In a commencement speech of businessman Robert Smith last year to the 2019 class of Morehouse College, he impacted the lives of all the graduating seniors in the audience by pledging to pay off their student loan debt.
Also in this year 2020, smiles are being showered on the faces of successful young African-Americans, as yet another prosperous Black man is gesticulating to change the future of these promising young black students.
Frank Baker, the founder of a private equity firm that invests in technology companies, has attributed his inspiration to Smith’s pledge and is trailing his kind gesture path. Baker has just recently announced his commitment to paying the tuition balances of about 50 seniors graduating from Spelman College in Atlanta.

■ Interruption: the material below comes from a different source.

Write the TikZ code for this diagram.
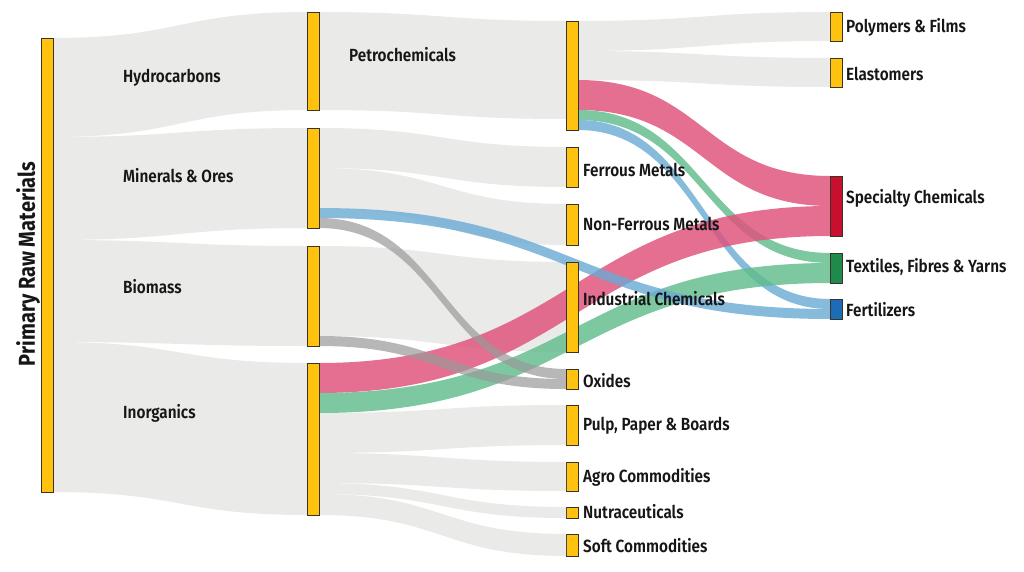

“Robert was fortunate enough to go to Cornell and Columbia and him giving to Morehouse was a nod to the recognition that the majority of African-Americans going to college are graduating from historically black institutions,” Baker, who graduated from the University of Chicago, told Forbes. “We need to make sure these schools continue to be viable. We are all part of the same community. It doesn’t matter if I went to the school or not.”

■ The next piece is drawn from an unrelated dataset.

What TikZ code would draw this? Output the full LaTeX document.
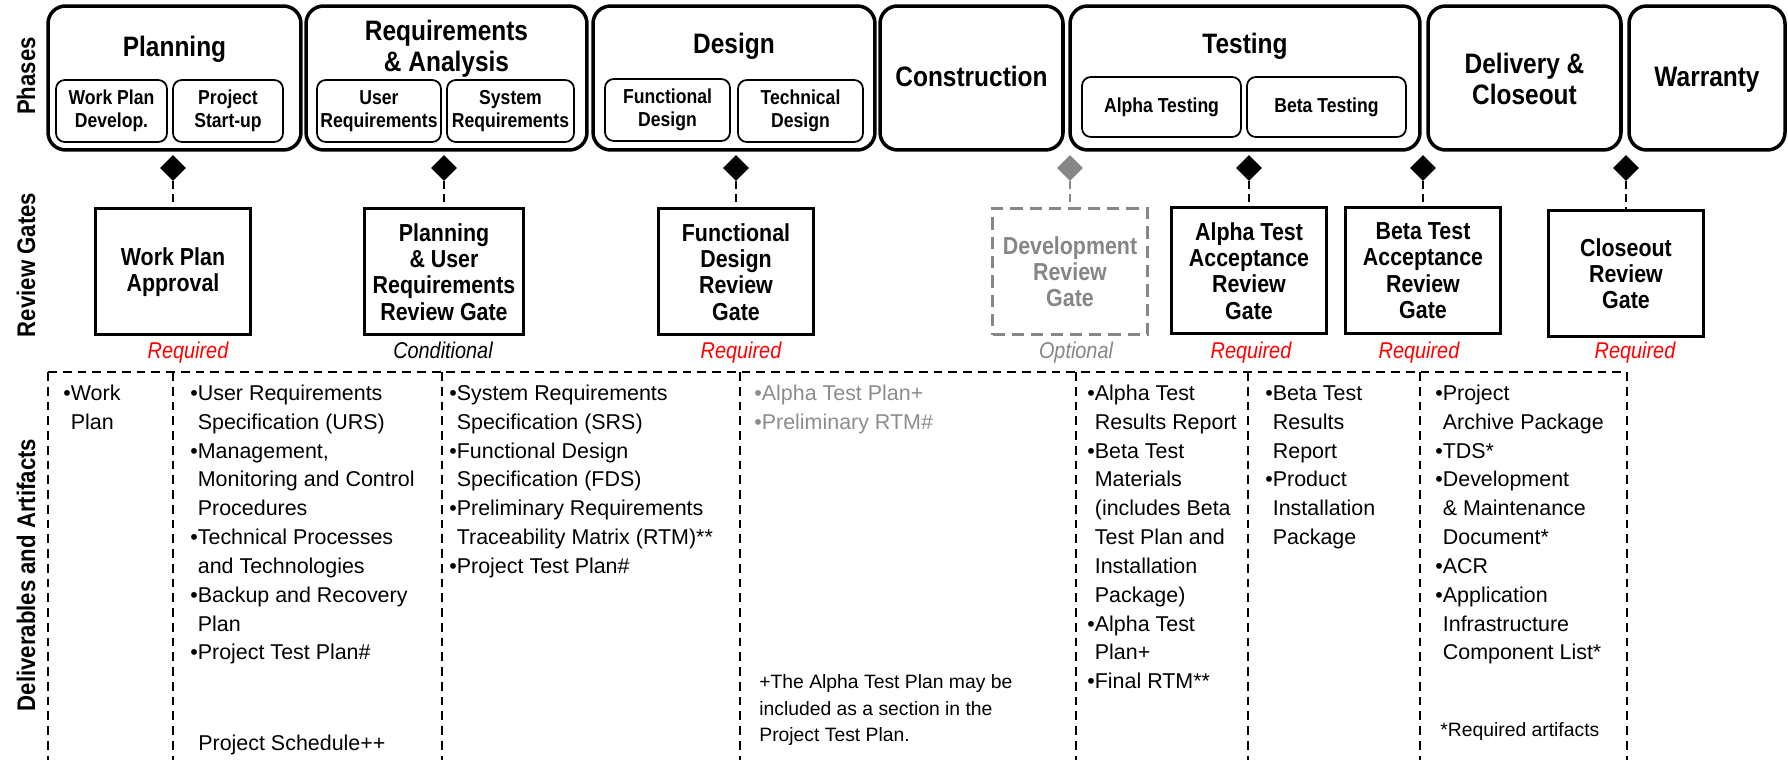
\documentclass[tikz,border=0pt]{standalone}
\usepackage{fontspec}
\setmainfont{Liberation Sans}
\newfontfamily\condsans[FakeStretch=0.87]{Liberation Sans}
\usetikzlibrary{positioning,shapes.geometric}
\definecolor{ReqRed}{HTML}{FF0000}
\definecolor{OptGray}{HTML}{868686}
\definecolor{SoftGray}{HTML}{8C8C8C}

\newcommand{\titlefont}{\condsans\bfseries\fontsize{16}{16}\selectfont}
\newcommand{\subfont}{\condsans\bfseries\fontsize{11.5}{13}\selectfont}
\newcommand{\gatefont}{\condsans\bfseries\fontsize{14}{15}\selectfont}
\newcommand{\sidefont}{\condsans\bfseries\fontsize{14.5}{16}\selectfont}
\newcommand{\statusfont}{\condsans\itshape\fontsize{13}{15}\selectfont}
\newcommand{\itemfont}{\fontsize{12.2}{16.4}\selectfont}
\newcommand{\notefont}{\fontsize{11}{15.3}\selectfont}
\newcommand{\bul}{\textbullet}
\newcommand{\ind}{\hphantom{\textbullet}}

\begin{document}
\begin{tikzpicture}[x=0.02cm,y=-0.02cm,
    phasebox/.style={draw,line width=2pt,rounded corners=10pt,minimum height=2.88cm,inner sep=0pt},
    title/.style={font=\titlefont,align=center,inner sep=0pt},
    subbox/.style={draw,line width=1pt,rounded corners=5pt,minimum height=1.24cm,inner sep=1pt,align=center,font=\subfont},
    gatebox/.style={draw,line width=1.7pt,minimum width=3.1cm,minimum height=2.52cm,inner sep=1pt,align=center,font=\gatefont},
    optgate/.style={gatebox,draw=OptGray,text=OptGray,dash pattern=on 7pt off 4pt},
    milestone/.style={diamond,fill=black,minimum width=0.52cm,minimum height=0.52cm,inner sep=0pt},
    gateline/.style={line width=1.1pt,dash pattern=on 4.5pt off 2.8pt},
    gridline/.style={line width=1.2pt,dash pattern=on 5pt off 3.4pt},
    status/.style={font=\statusfont,anchor=base,inner sep=0pt},
    side/.style={font=\sidefont,rotate=90,inner sep=0pt},
    items/.style={font=\itemfont,align=left,anchor=north west,inner sep=0pt},
    note/.style={font=\notefont,align=left,inner sep=0pt}]

  \useasboundingbox (0,0) rectangle (1788,760);

  % row labels
  \node[side] (lphase) at (26,76) {Phases};
  \node[side] (lgate) at (26,265) {Review Gates};
  \node[side] (ldeliv) at (26,575) {Deliverables and Artifacts};

  % phases
  \node[phasebox,minimum width=5.06cm] (plan) at (174.5,78) {};
  \node[phasebox,minimum width=5.62cm] (req) at (446.5,78) {};
  \node[phasebox,minimum width=5.64cm] (des) at (734,78) {};
  \node[phasebox,minimum width=3.66cm] (con) at (971.5,78) {};
  \node[phasebox,minimum width=7.0cm] (tst) at (1245,78) {};
  \node[phasebox,minimum width=3.86cm] (del) at (1524.5,78) {};
  \node[phasebox,minimum width=3.12cm] (war) at (1707,78) {};

  \node[title,anchor=base] (plant) at (174.5,57) {Planning};
  \node[title,anchor=north] (reqt) at (446.5,20) {\strut Requirements\\\& Analysis};
  \node[title,anchor=base] (dest) at (734,54) {Design};
  \node[title,anchor=base] (cont) at (971.5,87) {Construction};
  \node[title,anchor=base] (tstt) at (1245,54) {Testing};
  \node[title,anchor=north] (delt) at (1524.5,53) {\strut Delivery \&\\Closeout};
  \node[title,anchor=base] (wart) at (1707,87) {Warranty};

  \node[subbox,minimum width=2.22cm] (wpdev) at (111.5,111) {Work Plan\\Develop.};
  \node[subbox,minimum width=2.2cm] (start) at (228,111) {Project\\Start-up};
  \node[subbox,minimum width=2.48cm] (ureq) at (379,111) {User\\Requirements};
  \node[subbox,minimum width=2.54cm] (sreq) at (510.5,111) {System\\Requirements};
  \node[subbox,minimum width=2.5cm] (fdes) at (667.5,110) {Functional\\Design};
  \node[subbox,minimum width=2.5cm] (tdes) at (800.5,111) {Technical\\Design};
  \node[subbox,minimum width=3.18cm,minimum height=1.2cm] (alpha) at (1161.5,107) {Alpha Testing};
  \node[subbox,minimum width=3.18cm,minimum height=1.2cm] (beta) at (1326.5,107) {Beta Testing};

  % review gates
  \node[milestone] (m1) at (173,168) {};
  \node[milestone] (m2) at (444,168) {};
  \node[milestone] (m3) at (736,168) {};
  \node[milestone,fill=OptGray] (m4) at (1070,168) {};
  \node[milestone] (m5) at (1249,168) {};
  \node[milestone] (m6) at (1423,168) {};
  \node[milestone] (m7) at (1626,168) {};

  \node[gatebox,below=0.52cm of m1] (g1) {Work Plan\\Approval};
  \node[gatebox,minimum width=3.2cm,below=0.52cm of m2] (g2) {Planning\\\& User\\Requirements\\Review Gate};
  \node[gatebox,below=0.52cm of m3] (g3) {Functional\\Design\\Review\\Gate};
  \node[optgate,below=0.52cm of m4] (g4) {Development\\Review\\Gate};
  \node[gatebox,below=0.5cm of m5] (g5) {Alpha Test\\Acceptance\\Review\\Gate};
  \node[gatebox,below=0.5cm of m6] (g6) {Beta Test\\Acceptance\\Review\\Gate};
  \node[gatebox,below=0.56cm of m7] (g7) {Closeout\\Review\\Gate};

  \foreach \i in {1,2,3,5,6,7}
    \draw[gateline] (m\i) -- (g\i);
  \draw[gateline,draw=OptGray] (m4) -- (g4);

  \node[status,text=ReqRed] (s1) at (188,358) {Required};
  \node[status] (s2) at (443,358) {Conditional};
  \node[status,text=ReqRed] (s3) at (741,358) {Required};
  \node[status,text=OptGray] (s4) at (1076,358) {Optional};
  \node[status,text=ReqRed] (s5) at (1251,358) {Required};
  \node[status,text=ReqRed] (s6) at (1419,358) {Required};
  \node[status,text=ReqRed] (s7) at (1635,358) {Required};

  % deliverables grid
  \draw[gridline] (48,372) -- (1627,372);
  \foreach \gx in {48,173,442,740,1076,1248,1420,1627}
    \draw[gridline] (\gx,372) -- (\gx,760);

  \node[items] (d1) at (63,380) {\strut\bul Work\\\ind Plan};
  \node[items] (d2) at (190,380) {\strut\bul User Requirements\\\ind Specification (URS)\\
    \bul Management,\\\ind Monitoring and Control\\\ind Procedures\\
    \bul Technical Processes\\\ind and Technologies\\
    \bul Backup and Recovery\\\ind Plan\\\bul Project Test Plan\#};
  \node[font=\itemfont,anchor=base west,inner sep=0pt] (sched) at (198,750) {Project Schedule++};
  \node[items] (d3) at (449,380) {\strut\bul System Requirements\\\ind Specification (SRS)\\
    \bul Functional Design\\\ind Specification (FDS)\\
    \bul Preliminary Requirements\\\ind Traceability Matrix (RTM)**\\
    \bul Project Test Plan\#};
  \node[items,text=SoftGray] (d4) at (754,380) {\strut\bul Alpha Test Plan+\\\bul Preliminary RTM\#};
  \node[note,anchor=north west] (n4) at (759,669) {\strut+The Alpha Test Plan may be\\included as a section in the\\Project Test Plan.};
  \node[items] (d5) at (1087,380) {\strut\bul Alpha Test\\\ind Results Report\\
    \bul Beta Test\\\ind Materials\\\ind (includes Beta\\\ind Test Plan and\\\ind Installation\\\ind Package)\\
    \bul Alpha Test\\\ind Plan+\\\bul Final RTM**};
  \node[items] (d6) at (1265,380) {\strut\bul Beta Test\\\ind Results\\\ind Report\\
    \bul Product\\\ind Installation\\\ind Package};
  \node[items] (d7) at (1435,380) {\strut\bul Project\\\ind Archive Package\\\bul TDS*\\
    \bul Development\\\ind \& Maintenance\\\ind Document*\\\bul ACR\\
    \bul Application\\\ind Infrastructure\\\ind Component List*};
  \node[note,anchor=base west] (n7) at (1440,736) {*Required artifacts};
\end{tikzpicture}
\end{document}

Baker got the information from the college’s board of trustees that there were 50 high-achieving seniors who had balances and needed help.

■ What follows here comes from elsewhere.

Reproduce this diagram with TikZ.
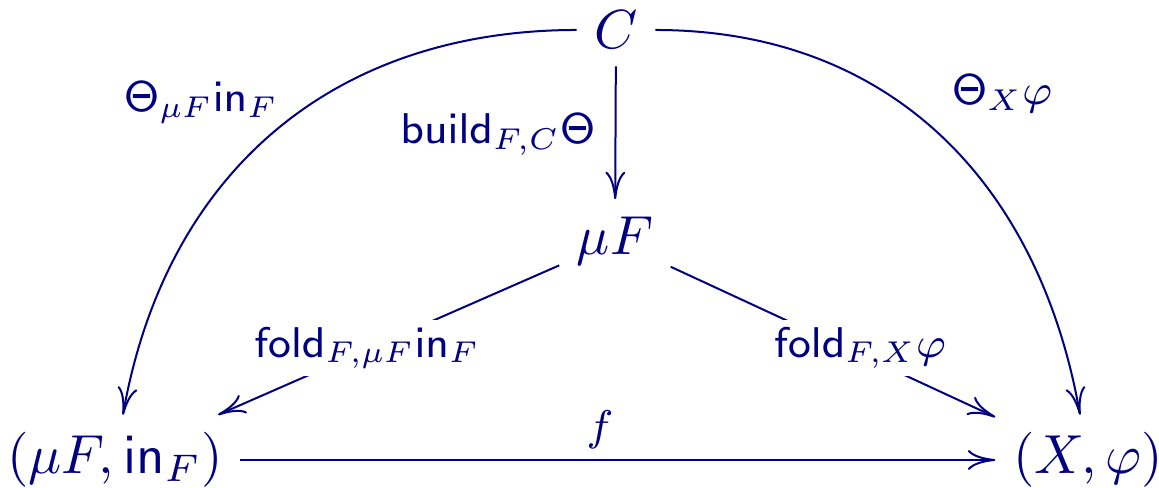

“The people who my heart really goes out to are women in their senior year who can’t afford it anymore and have to drop out,” Baker says. “These are the most resilient people because if they run out of money their senior year, you know they were out of money their sophomore year and just made it work.”
It has been estimated that the cost of paying off the tuition balances of the 50 graduates is at $250,000. Baker has further made a pledge of committing approximately a million dollar to assist Spelman seniors in the same financial condition for the next three years.
“These are the women we need in the workforce,” he says. “They are going to make a difference”, he added.